The entire analysis changes if the felony conviction has been legally resolved. Under 18 U.S.C. § 921(a)(20), a conviction that has been expunged, set aside, or pardoned — or one for which civil rights have been restored — does not count as a conviction for purposes of the federal firearm ban, unless the expungement or restoration expressly prohibits the person from possessing firearms.
9Office of the Law Revision Counsel. 18 USC 921 – Definitions
This is the single most important provision for anyone in this situation to understand.

The process for restoring rights varies dramatically by state. Some states automatically restore civil rights after completion of a sentence. Others require a petition to the governor or a court. A presidential pardon works at the federal level. The critical detail is whether the restoration specifically addresses firearm rights — a general restoration of civil rights that is silent on firearms may or may not satisfy § 921(a)(20), depending on the jurisdiction. Anyone pursuing this path needs to confirm, through an attorney, that the specific restoration they received removes the federal firearm disability.

If the conviction no longer triggers the firearm ban, the constructive possession problem disappears. The parole and probation conditions become irrelevant once supervision ends. And while a department’s association policy might still technically apply, the practical enforcement calculus shifts when the person’s record has been formally cleared. An expunged conviction carries far less weight in an internal affairs review than an active one.
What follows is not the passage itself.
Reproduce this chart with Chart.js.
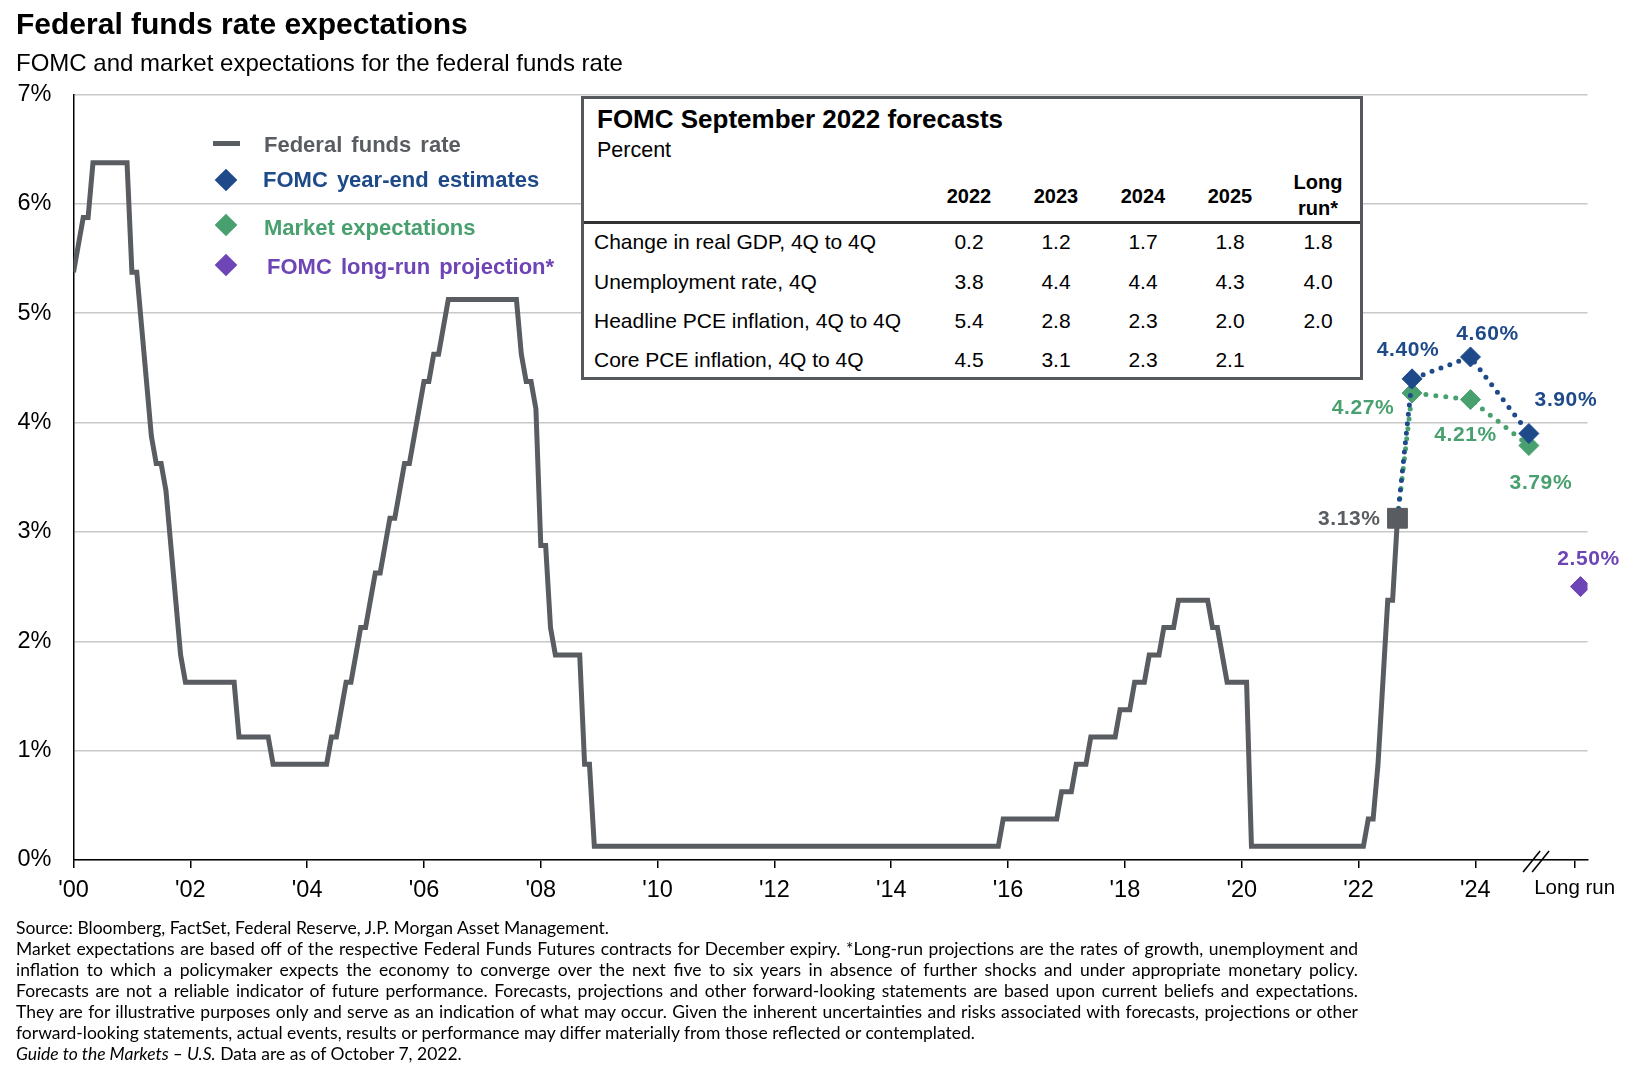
<!DOCTYPE html>
<html>
<head>
<meta charset="utf-8">
<script src="https://cdn.jsdelivr.net/npm/chart.js@4.4.1/dist/chart.umd.min.js"></script>
<style>
  body { margin: 0; background: #fff; font-family: "Liberation Sans", Arial, sans-serif; }
  #wrap { position: relative; width: 1638px; height: 1076px; overflow: hidden; }
  canvas { position: absolute; left: 0; top: 0; }
  .t { position: absolute; white-space: nowrap; }
  .leg { position: absolute; white-space: nowrap; font-weight: bold; font-size: 22px; line-height: 22px; word-spacing: 3px; }
  .dia { position: absolute; width: 16px; height: 16px; transform: rotate(45deg); }
  #table { position: absolute; left: 581px; top: 96px; width: 776px; height: 278px; border: 3px solid #55595d; background: #fff; }
  #table .t { color: #000; }
  .hd { font-weight: bold; font-size: 20px; line-height: 20px; text-align: center; width: 80px; }
  .rl { font-size: 21px; line-height: 21px; }
  .v { font-size: 21px; line-height: 21px; text-align: center; width: 60px; }
  .fn { position: absolute; left: 16px; font-family: Lato, "Liberation Sans", sans-serif; font-size: 17.5px; line-height: 21px; white-space: nowrap; color: #000; }
  .just { width: 1342px; text-align: justify; text-align-last: justify; word-spacing: -1.5px; }
</style>
</head>
<body>
<div id="wrap">
  <canvas id="chart" width="1638" height="1076"></canvas>

  <div class="t" style="left:16px;top:9px;font-size:30px;line-height:30px;font-weight:bold;">Federal funds rate expectations</div>
  <div class="t" style="left:16px;top:51px;font-size:24px;line-height:24px;">FOMC and market expectations for the federal funds rate</div>

  <!-- legend -->
  <div style="position:absolute;left:213px;top:141px;width:27px;height:5px;background:#595c60;"></div>
  <div class="leg" style="left:264px;top:134px;color:#595c60;">Federal funds rate</div>
  <div class="dia" style="left:218px;top:172px;background:#1e4a8a;"></div>
  <div class="leg" style="left:263px;top:169px;color:#1e4a8a;">FOMC year-end estimates</div>
  <div class="dia" style="left:218px;top:217px;background:#48a06f;"></div>
  <div class="leg" style="left:264px;top:217px;color:#48a06f;word-spacing:0;">Market expectations</div>
  <div class="dia" style="left:218px;top:257px;background:#6d45b6;"></div>
  <div class="leg" style="left:267px;top:256px;color:#6d45b6;">FOMC long-run projection*</div>

  <!-- forecast table -->
  <div id="table"></div>

  <!-- footnotes -->
  <div class="fn" style="top:917px;">Source: Bloomberg, FactSet, Federal Reserve, J.P. Morgan Asset Management.</div>
  <div class="fn just" style="top:938px;">Market expectations are based off of the respective Federal Funds Futures contracts for December expiry. *Long-run projections are the rates of growth, unemployment and</div>
  <div class="fn just" style="top:959px;">inflation to which a policymaker expects the economy to converge over the next five to six years in absence of further shocks and under appropriate monetary policy.</div>
  <div class="fn just" style="top:980px;">Forecasts are not a reliable indicator of future performance. Forecasts, projections and other forward-looking statements are based upon current beliefs and expectations.</div>
  <div class="fn just" style="top:1001px;">They are for illustrative purposes only and serve as an indication of what may occur. Given the inherent uncertainties and risks associated with forecasts, projections or other</div>
  <div class="fn" style="top:1022px;">forward-looking statements, actual events, results or performance may differ materially from those reflected or contemplated.</div>
  <div class="fn" style="top:1043px;"><i>Guide to the Markets – U.S.</i> Data are as of October 7, 2022.</div>
</div>

<script>
// Federal funds rate, monthly from Jan 2000 to Sep 2022 (%)
const fedFundsStart = 2000;
const fedFunds = [
  5.375, 5.625, 5.875, 5.875, 6.375, 6.375, 6.375, 6.375, 6.375, 6.375, 6.375, 6.375, // 2000
  5.375, 5.375, 4.875, 4.375, 3.875, 3.625, 3.625, 3.375, 2.875, 2.375, 1.875, 1.625, // 2001
  1.625, 1.625, 1.625, 1.625, 1.625, 1.625, 1.625, 1.625, 1.625, 1.625, 1.125, 1.125, // 2002
  1.125, 1.125, 1.125, 1.125, 1.125, 0.875, 0.875, 0.875, 0.875, 0.875, 0.875, 0.875, // 2003
  0.875, 0.875, 0.875, 0.875, 0.875, 1.125, 1.125, 1.375, 1.625, 1.625, 1.875, 2.125, // 2004
  2.125, 2.375, 2.625, 2.625, 2.875, 3.125, 3.125, 3.375, 3.625, 3.625, 3.875, 4.125, // 2005
  4.375, 4.375, 4.625, 4.625, 4.875, 5.125, 5.125, 5.125, 5.125, 5.125, 5.125, 5.125, // 2006
  5.125, 5.125, 5.125, 5.125, 5.125, 5.125, 5.125, 5.125, 4.625, 4.375, 4.375, 4.125, // 2007
  2.875, 2.875, 2.125, 1.875, 1.875, 1.875, 1.875, 1.875, 1.875, 0.875, 0.875, 0.125, // 2008
  0.125, 0.125, 0.125, 0.125, 0.125, 0.125, 0.125, 0.125, 0.125, 0.125, 0.125, 0.125, // 2009
  0.125, 0.125, 0.125, 0.125, 0.125, 0.125, 0.125, 0.125, 0.125, 0.125, 0.125, 0.125, // 2010
  0.125, 0.125, 0.125, 0.125, 0.125, 0.125, 0.125, 0.125, 0.125, 0.125, 0.125, 0.125, // 2011
  0.125, 0.125, 0.125, 0.125, 0.125, 0.125, 0.125, 0.125, 0.125, 0.125, 0.125, 0.125, // 2012
  0.125, 0.125, 0.125, 0.125, 0.125, 0.125, 0.125, 0.125, 0.125, 0.125, 0.125, 0.125, // 2013
  0.125, 0.125, 0.125, 0.125, 0.125, 0.125, 0.125, 0.125, 0.125, 0.125, 0.125, 0.125, // 2014
  0.125, 0.125, 0.125, 0.125, 0.125, 0.125, 0.125, 0.125, 0.125, 0.125, 0.125, 0.375, // 2015
  0.375, 0.375, 0.375, 0.375, 0.375, 0.375, 0.375, 0.375, 0.375, 0.375, 0.375, 0.625, // 2016
  0.625, 0.625, 0.875, 0.875, 0.875, 1.125, 1.125, 1.125, 1.125, 1.125, 1.125, 1.375, // 2017
  1.375, 1.375, 1.625, 1.625, 1.625, 1.875, 1.875, 1.875, 2.125, 2.125, 2.125, 2.375, // 2018
  2.375, 2.375, 2.375, 2.375, 2.375, 2.375, 2.125, 2.125, 1.875, 1.625, 1.625, 1.625, // 2019
  1.625, 1.625, 0.125, 0.125, 0.125, 0.125, 0.125, 0.125, 0.125, 0.125, 0.125, 0.125, // 2020
  0.125, 0.125, 0.125, 0.125, 0.125, 0.125, 0.125, 0.125, 0.125, 0.125, 0.125, 0.125, // 2021
  0.125, 0.125, 0.375, 0.375, 0.875, 1.625, 2.375, 2.375, 3.125                        // 2022
];

// projections (year-end)
const projYears = [2022, 2023, 2024];
const fomcYearEnd = [4.40, 4.60, 3.90];
const marketExp = [4.27, 4.21, 3.79];
const fomcLongRun = 2.50;

// x axis
const xTickYears = [2000, 2002, 2004, 2006, 2008, 2010, 2012, 2014, 2016, 2018, 2020, 2022, 2024];
const longRunTick = 2025.7;
const longRunX = 2025.8;
const breakX = 2025.04;
const yTicks = [0, 1, 2, 3, 4, 5, 6, 7];

// FOMC table
const tableCols = ['2022', '2023', '2024', '2025', 'Long\nrun*'];
const tableRows = ['Change in real GDP, 4Q to 4Q', 'Unemployment rate, 4Q', 'Headline PCE inflation, 4Q to 4Q', 'Core PCE inflation, 4Q to 4Q'];
const tableVals = [
  ['0.2', '1.2', '1.7', '1.8', '1.8'],
  ['3.8', '4.4', '4.4', '4.3', '4.0'],
  ['5.4', '2.8', '2.3', '2.0', '2.0'],
  ['4.5', '3.1', '2.3', '2.1', '']
];

// build table
(function () {
  const tb = document.getElementById('table');
  const L = 581 + 3, T = 96 + 3; // inner origin
  let html = '';
  html += `<div class="t" style="left:${597 - L}px;top:${106 - T}px;font-size:26px;line-height:26px;font-weight:bold;">FOMC September 2022 forecasts</div>`;
  html += `<div class="t" style="left:${597 - L}px;top:${139 - T}px;font-size:21.5px;line-height:22px;">Percent</div>`;
  const colX = [969, 1056, 1143, 1230, 1318];
  tableCols.forEach((c, i) => {
    const parts = c.split('\n');
    if (parts.length === 1) {
      html += `<div class="t hd" style="left:${colX[i] - 40 - L}px;top:${186 - T}px;">${c}</div>`;
    } else {
      html += `<div class="t hd" style="left:${colX[i] - 40 - L}px;top:${172 - T}px;">${parts[0]}</div>`;
      html += `<div class="t hd" style="left:${colX[i] - 40 - L}px;top:${198 - T}px;">${parts[1]}</div>`;
    }
  });
  html += `<div style="position:absolute;left:0;top:${221 - T}px;width:100%;height:2.5px;background:#333;"></div>`;
  const rowY = [242, 281.5, 320.5, 359.5];
  tableRows.forEach((r, j) => {
    html += `<div class="t rl" style="left:${594 - L}px;top:${rowY[j] - 11 - T}px;">${r}</div>`;
    tableVals[j].forEach((v, i) => {
      html += `<div class="t v" style="left:${colX[i] - 30 - L}px;top:${rowY[j] - 11 - T}px;">${v}</div>`;
    });
  });
  tb.innerHTML = html;
})();

const FONT = '"Liberation Sans", Arial, sans-serif';
const GRAY = '#595c60', BLUE = '#1e4a8a', GREEN = '#48a06f', PURPLE = '#6d45b6';

const fedPoints = fedFunds.map((v, i) => ({ x: fedFundsStart + i / 12, y: v }));
const lastPoint = fedPoints[fedPoints.length - 1];
const fomcPoints = [lastPoint].concat(projYears.map((yr, i) => ({ x: yr + 11 / 12, y: fomcYearEnd[i] })));
const marketPoints = [lastPoint].concat(projYears.map((yr, i) => ({ x: yr + 11 / 12, y: marketExp[i] })));

// value labels next to markers
const pointLabels = {
  id: 'pointLabels',
  afterDatasetsDraw(chart) {
    const ctx = chart.ctx;
    chart.data.datasets.forEach((ds, i) => {
      if (!ds.labelOffsets) return;
      const meta = chart.getDatasetMeta(i);
      ctx.save();
      ctx.font = 'bold 21px ' + FONT;
      ctx.letterSpacing = '0.6px';
      ctx.fillStyle = ds.labelColor;
      ctx.textBaseline = 'middle';
      ds.labelOffsets.forEach((off, j) => {
        if (!off) return;
        const el = meta.data[j];
        ctx.textAlign = off[2] || 'center';
        ctx.fillText(ds.data[j].y.toFixed(2) + '%', el.x + off[0], el.y + off[1]);
      });
      ctx.restore();
    });
  }
};

// "//" break marks on the x axis
const axisBreak = {
  id: 'axisBreak',
  afterDraw(chart) {
    const ctx = chart.ctx;
    const px = chart.scales.x.getPixelForValue(breakX);
    const py = chart.chartArea.bottom + 1;
    ctx.save();
    ctx.strokeStyle = '#000';
    ctx.lineWidth = 1.6;
    [-4.5, 4.5].forEach(dx => {
      ctx.beginPath();
      ctx.moveTo(px + dx - 8.5, py + 11);
      ctx.lineTo(px + dx + 8.5, py - 10);
      ctx.stroke();
    });
    ctx.restore();
  }
};

new Chart(document.getElementById('chart'), {
  type: 'line',
  data: {
    datasets: [
      {
        label: 'Current',
        data: [lastPoint],
        showLine: false,
        pointStyle: 'rect',
        pointRadius: 14,
        pointBackgroundColor: GRAY,
        pointBorderColor: GRAY,
        labelColor: GRAY,
        labelOffsets: [[-17, 1, 'right']],
        order: 0
      },
      {
        label: 'FOMC year-end estimates',
        data: fomcPoints,
        borderColor: BLUE,
        borderWidth: 5,
        borderDash: [0, 9.5],
        borderCapStyle: 'round',
        pointStyle: 'rectRot',
        pointRadius: [0, 10, 10, 10],
        pointBackgroundColor: BLUE,
        pointBorderColor: BLUE,
        pointBorderWidth: 1,
        labelColor: BLUE,
        labelOffsets: [null, [-4, -29], [17, -23], [37, -33]],
        order: 1
      },
      {
        label: 'Market expectations',
        data: marketPoints,
        borderColor: GREEN,
        borderWidth: 5,
        borderDash: [0, 10],
        borderCapStyle: 'round',
        pointStyle: 'rectRot',
        pointRadius: [0, 10, 10, 10],
        pointBackgroundColor: GREEN,
        pointBorderColor: GREEN,
        pointBorderWidth: 1,
        labelColor: GREEN,
        labelOffsets: [null, [-49, 15], [-5, 36], [12, 38]],
        order: 2
      },
      {
        label: 'FOMC long-run projection*',
        data: [{ x: longRunX, y: fomcLongRun }],
        showLine: false,
        pointStyle: 'rectRot',
        pointRadius: 10,
        pointBackgroundColor: PURPLE,
        pointBorderColor: PURPLE,
        labelColor: PURPLE,
        labelOffsets: [[8, -27]],
        order: 3
      },
      {
        label: 'Federal funds rate',
        data: fedPoints,
        borderColor: GRAY,
        borderWidth: 5,
        borderJoinStyle: 'miter',
        pointRadius: 0,
        tension: 0,
        order: 4
      }
    ]
  },
  options: {
    responsive: false,
    animation: false,
    layout: { padding: { top: 94.5, right: 50.5, left: 0, bottom: 0 } },
    plugins: { legend: { display: false }, tooltip: { enabled: false } },
    scales: {
      x: {
        type: 'linear',
        min: 2000,
        max: 2025.92,
        afterFit: (s) => { s.height = 216; },
        afterBuildTicks: (s) => { s.ticks = xTickYears.concat([longRunTick]).map(v => ({ value: v })); },
        grid: { drawOnChartArea: false, drawTicks: true, tickLength: 8, tickColor: '#000', lineWidth: 1.5 },
        border: { color: '#000', width: 1.5 },
        ticks: {
          autoSkip: false,
          maxRotation: 0,
          padding: 8,
          color: '#000',
          font: (c) => ({ family: FONT, size: c.tick && c.tick.value === longRunTick ? 20.5 : 23.5 }),
          callback: (v) => v === longRunTick ? 'Long run' : "'" + String(v).slice(2)
        }
      },
      y: {
        min: 0,
        max: 7,
        afterFit: (s) => { s.width = 73.5; },
        afterBuildTicks: (s) => { s.ticks = yTicks.map(v => ({ value: v })); },
        grid: { color: '#c8c8c8', lineWidth: 1.5, drawTicks: false },
        border: { color: '#000', width: 1.5 },
        ticks: {
          padding: 22,
          color: '#000',
          font: { family: FONT, size: 23.5 },
          callback: (v) => v + '%'
        }
      }
    }
  },
  plugins: [pointLabels, axisBreak]
});
</script>
</body>
</html>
Practical Steps to Reduce Risk

For people who decide to move forward with the arrangement despite the obstacles, a few concrete steps can reduce exposure:

  • Store firearms off-site. Some departments allow officers to store service weapons at the station. If that’s an option, it eliminates the constructive possession problem at home. Not every agency permits this, so the officer needs to check with their department — and asking the question may itself trigger scrutiny.
  • Use a biometric safe. If the weapon must come home, a safe that only the officer can open with a fingerprint or code provides the strongest defense against a constructive possession charge. The convicted person should have no access to the combination, key, or biometric enrollment.
  • Disclose proactively to supervision officers. A person on parole or probation should tell their supervision officer about the planned living arrangement before moving in. Arriving at the conversation with a plan — off-site weapon storage, a biometric safe, documentation from the officer’s department — gives the supervision officer a reason to approve rather than deny.
  • Pursue rights restoration. This is the only permanent fix. Expungement, a pardon, or restoration of civil rights that specifically includes firearm rights can remove the federal disability entirely. Consulting a criminal defense attorney who specializes in post-conviction relief is the right starting point.
  • Document everything. Written approval from the parole officer, the department’s acknowledgment of the situation, and records of the safe storage arrangement all matter if the arrangement is ever challenged.

The absence of a law saying “a felon cannot live with a police officer” makes this situation deceptive. The real barriers are scattered across federal criminal statutes, department policy manuals, supervision agreements, and security clearance guidelines. Any one of them can collapse the arrangement, and the consequences fall on both people in the household. The person with the conviction risks a new felony charge and a return to prison. The officer risks a career. Getting legal advice before making the move — not after something goes wrong — is the only responsible approach.